**What this task involves**
Please report every line from the material that contains the word "React".

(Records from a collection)
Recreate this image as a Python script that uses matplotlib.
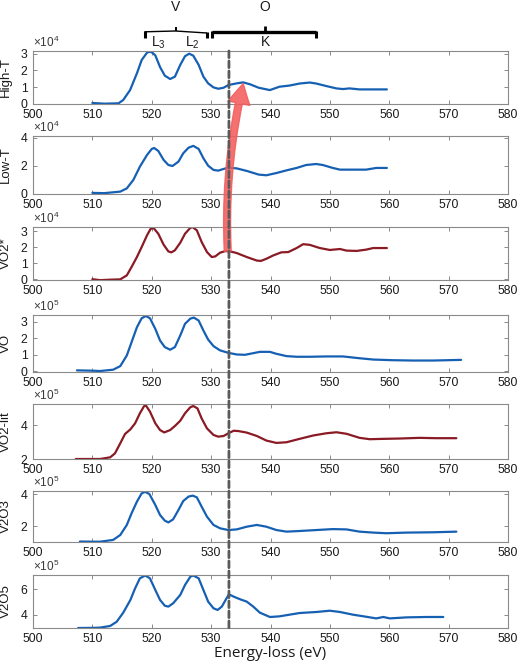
import matplotlib
matplotlib.use('Agg')
import matplotlib.pyplot as plt
from matplotlib.patches import ConnectionPatch
from matplotlib.transforms import blended_transform_factory
from matplotlib.lines import Line2D

plt.rcParams['font.family'] = ['Liberation Sans', 'DejaVu Sans']
plt.rcParams['mathtext.fontset'] = 'custom'
plt.rcParams['mathtext.rm'] = 'Liberation Sans'
plt.rcParams['mathtext.it'] = 'Liberation Sans:italic'

# ---------------- data (values in units of the panel exponent) ----------------
hight_x = [510, 512, 514.4, 515.2, 516.35, 517.5, 518.3, 519.2, 519.7, 520.1, 520.6, 521.4, 522.2, 523.1,
           523.9, 524.8, 525.6, 526.3, 527.0, 527.9, 528.7, 529.5, 530.4, 531.2, 532.1, 532.9, 534.3,
           535.4, 536.6, 538.0, 539.9, 541.5, 543.2, 544.9, 546.6, 547.7, 549.4, 551.1, 552.2, 553.3,
           555, 557.3, 559.6]
hight_y = [0.06, 0.02, 0.04, 0.24, 0.83, 1.83, 2.62, 3.06, 3.12, 3.06, 2.9, 2.2, 1.69, 1.49,
           1.63, 2.33, 2.85, 3.0, 2.88, 2.33, 1.63, 1.23, 0.99, 0.91, 0.97, 1.13, 1.23,
           1.29, 1.17, 0.97, 0.83, 1.03, 1.1, 1.22, 1.28, 1.22, 1.07, 0.93, 0.89, 0.93,
           0.87, 0.87, 0.87]

lowt_x = [510, 512, 514.7, 515.8, 516.9, 518.0, 519.2, 520.0, 520.4, 521.1, 522.0, 522.8, 523.5, 524.5,
          525.3, 526.2, 527.0, 527.9, 528.7, 529.5, 530.4, 531.2, 532.1, 532.9, 534.3, 536.0, 538.0,
          539.3, 541, 542.7, 544.4, 546, 547.7, 548.8, 550.5, 551.7, 553.9, 556.1, 557.8, 559.6]
lowt_y = [0.08, 0.06, 0.17, 0.4, 1.0, 1.94, 2.77, 3.2, 3.27, 3.06, 2.42, 2.06, 1.99, 2.3,
          2.89, 3.29, 3.42, 3.2, 2.54, 2.01, 1.71, 1.66, 1.78, 1.87, 1.82, 1.64, 1.38,
          1.33, 1.49, 1.68, 1.85, 2.06, 2.13, 2.06, 1.85, 1.73, 1.73, 1.73, 1.85, 1.85]

vo2s_x = [510, 511.3, 513, 514.7, 515.8, 516.6, 517.5, 518.3, 519.2, 519.8, 520.3, 521.1, 522.0, 522.8,
          523.3, 523.9, 524.8, 525.6, 526.5, 526.9, 527.6, 528.4, 529.3, 530.1, 530.7, 531.5, 532.4,
          533.2, 534.3, 536.0, 537.7, 538.4, 539.3, 540.4, 541.8, 543, 544.4, 545.5, 546.6, 548.3,
          550, 551.7, 552.8, 554.5, 556.1, 557.3, 559.6]
vo2s_y = [0.0, -0.06, -0.03, -0.01, 0.24, 0.76, 1.38, 2.0, 2.73, 3.13, 3.19, 2.83, 2.15, 1.73,
          1.67, 1.8, 2.27, 2.83, 3.2, 3.24, 3.04, 2.32, 1.69, 1.38, 1.42, 1.65, 1.75,
          1.73, 1.63, 1.38, 1.16, 1.14, 1.27, 1.47, 1.67, 1.69, 1.94, 2.18, 2.14, 1.94,
          1.82, 1.88, 1.78, 1.76, 1.84, 1.94, 1.94]

vo_x = [507.4, 510.0, 511.3, 513.5, 514.7, 515.8, 516.6, 517.5, 518.3, 519.0, 519.7, 520.6, 521.4, 522.2,
        523.1, 523.9, 524.8, 525.6, 526.5, 527.1, 527.9, 528.7, 529.5, 530.4, 531.5, 532.9, 534.3,
        535.7, 537.1, 538.2, 539.9, 541.0, 542.7, 544.4, 546.6, 549.4, 552.2, 555.0, 557.3, 560.6,
        564.0, 567.4, 572.1]
vo_y = [0.04, 0.02, 0.0, 0.08, 0.3, 0.95, 1.76, 2.67, 3.22, 3.36, 3.22, 2.57, 1.86, 1.46,
        1.3, 1.46, 2.17, 2.88, 3.2, 3.26, 3.08, 2.47, 1.92, 1.52, 1.26, 1.11, 1.01,
        0.99, 1.09, 1.17, 1.17, 1.05, 0.91, 0.87, 0.87, 0.89, 0.89, 0.78, 0.70, 0.66,
        0.64, 0.64, 0.68]

vo2lit_x = [507.2, 510.0, 511.3, 513.0, 513.8, 514.7, 515.5, 516.4, 517.2, 518.0, 518.7, 519.0, 519.7, 520.6,
            521.4, 522.1, 523.1, 523.9, 524.8, 525.6, 526.5, 527.0, 527.7, 528.4, 529.3, 530.4, 531.2,
            532.1, 532.9, 533.8, 534.6, 536.0, 537.7, 539.3, 541.0, 542.7, 544.9, 547.2, 549.4, 551.1,
            552.8, 555.0, 556.7, 559.0, 561.8, 565.1, 567.9, 571.3]
vo2lit_y = [2.0, 2.0, 2.0, 2.1, 2.33, 2.93, 3.48, 3.75, 4.11, 4.7, 5.12, 5.17, 4.8, 4.11,
            3.71, 3.57, 3.71, 3.95, 4.26, 4.7, 5.06, 5.13, 4.99, 4.4, 3.81, 3.42, 3.32,
            3.36, 3.52, 3.67, 3.65, 3.56, 3.36, 3.09, 2.95, 2.99, 3.19, 3.39, 3.52, 3.58,
            3.49, 3.25, 3.17, 3.19, 3.21, 3.25, 3.23, 3.23]

v2o3_x = [507.9, 510.0, 511.3, 513.5, 514.7, 515.8, 516.6, 517.5, 518.3, 518.9, 519.6, 520.6, 521.4, 522.2,
          522.8, 523.6, 524.5, 525.3, 526.2, 526.9, 527.6, 528.4, 529.3, 530.4, 531.5, 532.9, 534.3,
          536.0, 537.7, 539.3, 541.0, 542.7, 544.9, 547.7, 550.5, 552.8, 555.0, 557.3, 559.5, 562.9,
          567.4, 571.3]
v2o3_y = [1.03, 1.02, 1.02, 1.13, 1.44, 2.07, 2.8, 3.53, 4.05, 4.15, 4.01, 3.32, 2.69, 2.34,
          2.23, 2.42, 3.01, 3.57, 3.85, 3.91, 3.8, 3.22, 2.59, 2.07, 1.86, 1.75, 1.79,
          1.96, 2.07, 1.96, 1.75, 1.65, 1.69, 1.75, 1.81, 1.79, 1.65, 1.59, 1.55, 1.59,
          1.61, 1.65]

v2o5_x = [507.6, 510.0, 511.3, 513.0, 514.1, 515.2, 516.4, 517.2, 518.0, 518.9, 519.7, 520.6, 521.4, 522.2,
          522.8, 523.6, 524.8, 525.6, 526.5, 527.0, 527.9, 528.7, 529.5, 530.4, 531.1, 531.8, 532.5,
          533.0, 533.8, 534.9, 536.0, 537.1, 538.2, 539.9, 541.5, 544.9, 547.7, 550.0, 551.7, 553.9,
          556.1, 557.8, 559.0, 560.1, 562.9, 566.3, 569.1]
v2o5_y = [2.96, 2.97, 2.99, 3.12, 3.45, 4.16, 5.15, 6.06, 6.84, 7.06, 6.84, 5.93, 5.15, 4.7,
          4.63, 4.89, 5.54, 6.32, 6.97, 7.06, 6.84, 5.93, 5.02, 4.5, 4.37, 4.63, 5.2,
          5.59, 5.41, 5.2, 5.02, 4.63, 4.16, 3.82, 3.87, 4.13, 4.21, 4.31, 4.21, 4.0,
          3.84, 3.71, 3.82, 3.71, 3.79, 3.82, 3.82]

names = ['High-T', 'Low-T', 'VO2*', 'VO', 'VO2-lit', 'V2O3', 'V2O5']
exponents = [4, 4, 4, 5, 5, 5, 5]
xticks = [500, 510, 520, 530, 540, 550, 560, 570, 580]
yticks = [[0, 1, 2, 3], [0, 2, 4], [0, 1, 2, 3], [0, 1, 2, 3], [2, 4], [2, 4], [4, 6]]
ylims = [(0, 3.16), (0, 4.12), (-0.05, 3.25), (-0.06, 3.42), (2, 5.25), (1.0, 4.2), (2.96, 7.1)]
series = [(hight_x, hight_y), (lowt_x, lowt_y), (vo2s_x, vo2s_y), (vo_x, vo_y),
          (vo2lit_x, vo2lit_y), (v2o3_x, v2o3_y), (v2o5_x, v2o5_y)]
BLUE = '#1660b4'
RED = '#8a1a24'
colors = [BLUE, BLUE, RED, BLUE, RED, BLUE, BLUE]
marker_energy = 533.0

# layout in pixels (top, bottom)
W, H = 520, 669
rows = [(51, 104), (136, 194), (227, 280), (315, 372), (404, 459), (491, 542), (575, 628)]
left_px, right_px = 33, 508

fig = plt.figure(figsize=(W / 100, H / 100), dpi=100)
axes = []
for i, (top, bot) in enumerate(rows):
    ax = fig.add_axes([left_px / W, 1 - bot / H, (right_px - left_px) / W, (bot - top) / H])
    x, y = series[i]
    ax.plot(x, y, color=colors[i], lw=1.6, solid_joinstyle='round', solid_capstyle='round')
    ax.set_xlim(500, 580)
    ax.set_ylim(*ylims[i])
    ax.set_xticks(xticks)
    ax.set_yticks(yticks[i])
    ax.tick_params(direction='in', length=3, width=0.7, color='#8a8a8a',
                   top=True, right=True, labelsize=8.8, labelcolor='#1a1a1a')
    ax.tick_params(axis='x', pad=3.5)
    ax.tick_params(axis='y', pad=4)
    for s in ax.spines.values():
        s.set_color('#8a8a8a')
        s.set_linewidth(0.8)
    ax.set_ylabel(names[i], fontsize=9.5, color='#1a1a1a')
    ax.yaxis.set_label_coords(-0.044, 0.5)
    ax.text(0.0, 1.02, r'$\times10^{%d}$' % exponents[i], transform=ax.transAxes,
            ha='left', va='bottom', fontsize=8.5, color='#3a3a3a')
    axes.append(ax)

axes[-1].set_xlabel('Energy-loss (eV)', fontsize=11, family=['Open Sans', 'DejaVu Sans'],
                    labelpad=1, color='#1a1a1a')

# red arrow
arrow = ConnectionPatch(xyA=(532.8, 1.75), coordsA=axes[2].transData,
                        xyB=(535.4, 1.22), coordsB=axes[0].transData,
                        arrowstyle='simple,head_length=1.45,head_width=1.6,tail_width=0.5',
                        mutation_scale=10, connectionstyle='arc3,rad=-0.07',
                        color='#f45c5c', alpha=0.88, shrinkA=0, shrinkB=0, zorder=5)
fig.add_artist(arrow)

# dashed vertical marker across panels
dash = ConnectionPatch(xyA=(marker_energy, 1.0),
                       coordsA=blended_transform_factory(axes[0].transData, axes[0].transAxes),
                       xyB=(marker_energy, 0.0),
                       coordsB=blended_transform_factory(axes[-1].transData, axes[-1].transAxes),
                       color='#5a5a5a', lw=2.0, linestyle=(0, (2.4, 1.2)),
                       shrinkA=0, shrinkB=0, zorder=6)
fig.add_artist(dash)

# brackets above the first panel (x in data, y in figure pixels from top)
ax0 = axes[0]
def fy(px):
    return 1 - px / H
tr = blended_transform_factory(ax0.transData, fig.transFigure)
def seg(xs, ys, lw):
    fig.add_artist(Line2D(xs, [fy(v) for v in ys], transform=tr, color='black', lw=lw,
                          solid_capstyle='butt'))

seg([518.8, 524.0, 529.3], [31.8, 31.0, 33.0], 1.0)
seg([518.8, 518.8], [30.8, 37.5], 2.2)
seg([529.3, 529.3], [32.0, 37.5], 2.2)
seg([524.0, 524.0], [31.3, 26.5], 1.4)
seg([530.1, 547.7], [31.8, 31.8], 2.4)
seg([530.1, 530.1], [30.6, 37.5], 2.2)
seg([547.7, 547.7], [30.6, 37.5], 2.2)
seg([539.1, 539.1], [31.8, 26.0], 2.0)

def label(xd, ypx, s, size):
    fig.text(xd, fy(ypx), s, transform=tr, ha='center', va='center', fontsize=size, color='#1a1a1a')

label(524.0, 7, 'V', 10)
label(539.1, 7, 'O', 10)
label(521.2, 42.5, r'L$_3$', 10)
label(526.9, 42.5, r'L$_2$', 10)
label(539.1, 42, 'K', 10)

fig.savefig('out.png', dpi=100)
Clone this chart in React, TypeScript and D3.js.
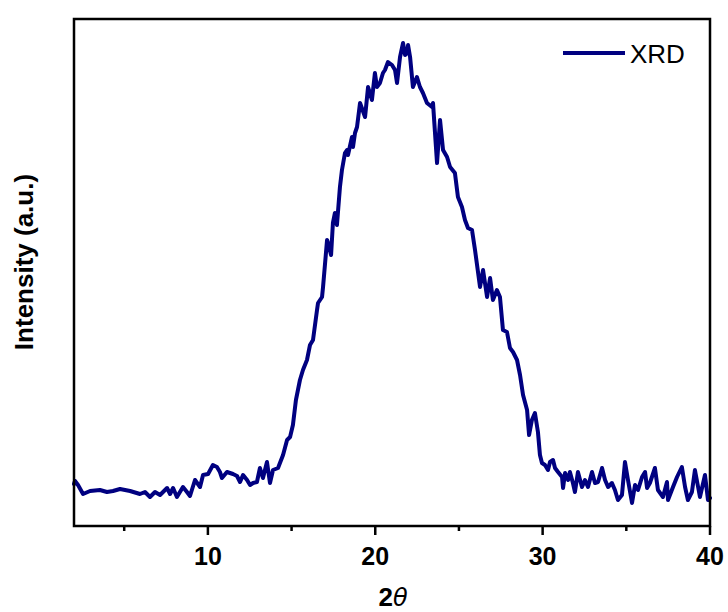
import React from "react";
import * as d3 from "d3";

const twoTheta = [
  2.0, 2.06, 2.24, 2.54, 2.96, 3.55, 3.97, 4.33, 4.75, 5.05, 5.35, 5.94, 6.24, 6.54, 6.84, 7.14, 7.56, 7.74, 7.92, 8.15,
  8.51, 8.75, 8.93, 9.23, 9.53, 9.71, 10.01, 10.3, 10.54, 10.72, 10.84, 11.14, 11.5, 11.74, 11.92, 12.1, 12.34, 12.52,
  12.7, 12.93, 13.11, 13.29, 13.53, 13.71, 13.89, 14.19, 14.49, 14.73, 14.91, 15.08, 15.26, 15.5, 15.68, 15.92, 16.1,
  16.28, 16.52, 16.58, 16.82, 16.88, 17.12, 17.18, 17.36, 17.47, 17.59, 17.71, 17.89, 18.01, 18.19, 18.31, 18.37, 18.61,
  18.67, 18.79, 18.91, 19.09, 19.39, 19.57, 19.8, 19.98, 20.1, 20.28, 20.46, 20.58, 20.76, 21.0, 21.18, 21.3, 21.48,
  21.66, 21.78, 21.9, 21.96, 22.08, 22.25, 22.49, 22.67, 22.85, 23.09, 23.39, 23.45, 23.69, 23.87, 24.05, 24.29, 24.47,
  24.76, 24.94, 25.18, 25.36, 25.54, 25.78, 25.96, 26.26, 26.44, 26.68, 26.86, 27.03, 27.27, 27.45, 27.63, 27.87, 28.05,
  28.23, 28.47, 28.65, 28.83, 29.07, 29.19, 29.36, 29.54, 29.72, 29.84, 29.96, 30.14, 30.32, 30.44, 30.62, 30.74, 30.92,
  31.16, 31.22, 31.34, 31.52, 31.63, 31.81, 31.93, 32.11, 32.35, 32.53, 32.71, 32.95, 33.13, 33.31, 33.55, 33.73, 33.91,
  34.14, 34.32, 34.5, 34.74, 34.92, 35.1, 35.34, 35.52, 35.7, 35.94, 36.12, 36.24, 36.41, 36.71, 36.89, 37.19, 37.43,
  37.49, 37.79, 38.03, 38.32, 38.51, 38.68, 38.92, 39.1, 39.4, 39.7, 39.88, 40.0,
];

const intensity = [
  42, 45, 41, 32, 35, 36, 34, 35, 37, 36, 35, 32, 34, 29, 34, 31, 38, 32, 38, 29,
  39, 34, 30, 46, 39, 51, 52, 61, 59, 54, 48, 54, 52, 50, 44, 51, 46, 41,
  43, 44, 58, 48, 64, 43, 56, 58, 71, 86, 89, 101, 126, 146, 156, 166, 181,
  186, 216, 223, 229, 239, 286, 283, 271, 303, 313, 301, 339, 356, 373, 376, 371, 389,
  379, 393, 399, 423, 409, 439, 426, 453, 439, 443, 453, 456, 464, 461, 456, 443, 469,
  483, 471, 473, 481, 469, 439, 449, 439, 433, 423, 419, 423, 363, 406, 376, 369, 359,
  353, 329, 319, 306, 298, 296, 276, 239, 256, 229, 248, 226, 236, 229, 196, 194, 178,
  174, 166, 151, 131, 116, 91, 106, 113, 94, 71, 63, 61, 56, 64, 66, 58, 54,
  49, 38, 53, 46, 54, 43, 34, 54, 39, 46, 39, 54, 43, 44, 58, 46, 39,
  43, 36, 26, 31, 64, 46, 23, 41, 36, 49, 54, 38, 43, 58, 36, 29, 44,
  26, 39, 49, 59, 39, 26, 34, 56, 29, 51, 26, 28,
];

const majorTicks = [10, 20, 30, 40];
const minorTicks = [5, 15, 25, 35];
const xDomain: [number, number] = [2, 40];
const yDomain: [number, number] = [0, 507];
const seriesName = "XRD";
const xLabel = "2";
const xLabelSymbol = "θ";
const yLabel = "Intensity (a.u.)";

const W = 728;
const H = 612;
const M = { left: 74, right: 710, top: 19, bottom: 526 };
const FONT = "Arial, 'Liberation Sans', Helvetica, sans-serif";
const LINE_COLOR = "#000080";

export default function App() {
  const x = d3.scaleLinear().domain(xDomain).range([M.left, M.right]);
  const y = d3.scaleLinear().domain(yDomain).range([M.bottom, M.top]);
  const data = twoTheta.map((t, i) => [t, intensity[i]] as [number, number]);
  const line = d3
    .line<[number, number]>()
    .x((d) => x(d[0]))
    .y((d) => y(d[1]));

  return (
    <svg
      width={W}
      height={H}
      style={{ position: "absolute", left: 0, top: 0, background: "#fff" }}
      fontFamily={FONT}
    >
      <rect x={0} y={0} width={W} height={H} fill="#fff" />
      <path
        d={line(data) || ""}
        fill="none"
        stroke={LINE_COLOR}
        strokeWidth={4}
        strokeLinejoin="round"
        strokeLinecap="round"
      />
      {/* frame */}
      <rect
        x={M.left}
        y={M.top}
        width={M.right - M.left}
        height={M.bottom - M.top}
        fill="none"
        stroke="#000"
        strokeWidth={2.5}
      />
      {/* ticks */}
      {majorTicks.map((t) => (
        <g key={"M" + t}>
          <line x1={x(t)} x2={x(t)} y1={M.bottom} y2={M.bottom + 9} stroke="#000" strokeWidth={2.5} />
          <text
            x={x(t)}
            y={565}
            textAnchor="middle"
            fontSize={25}
            fontWeight="bold"
            fill="#000"
          >
            {t}
          </text>
        </g>
      ))}
      {minorTicks.map((t) => (
        <line key={"m" + t} x1={x(t)} x2={x(t)} y1={M.bottom} y2={M.bottom + 5} stroke="#000" strokeWidth={2.5} />
      ))}
      {/* axis labels */}
      <text x={393} y={606} textAnchor="middle" fontSize={26} fontWeight="bold" fill="#000">
        {xLabel}
        <tspan fontStyle="italic" fontWeight="normal" fontFamily="'DejaVu Sans', sans-serif" fontSize={24}>
          {xLabelSymbol}
        </tspan>
      </text>
      <text
        transform={`translate(33, 262) rotate(-90)`}
        textAnchor="middle"
        fontSize={26}
        fontWeight="bold"
        fill="#000"
      >
        {yLabel}
      </text>
      {/* legend */}
      <line x1={563} x2={625} y1={53} y2={53} stroke={LINE_COLOR} strokeWidth={4} />
      <text x={630} y={63} fontSize={26} fill="#000">
        {seriesName}
      </text>
    </svg>
  );
}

**Worked solution**
Clone this chart in React, TypeScript and D3.js.
import React from "react";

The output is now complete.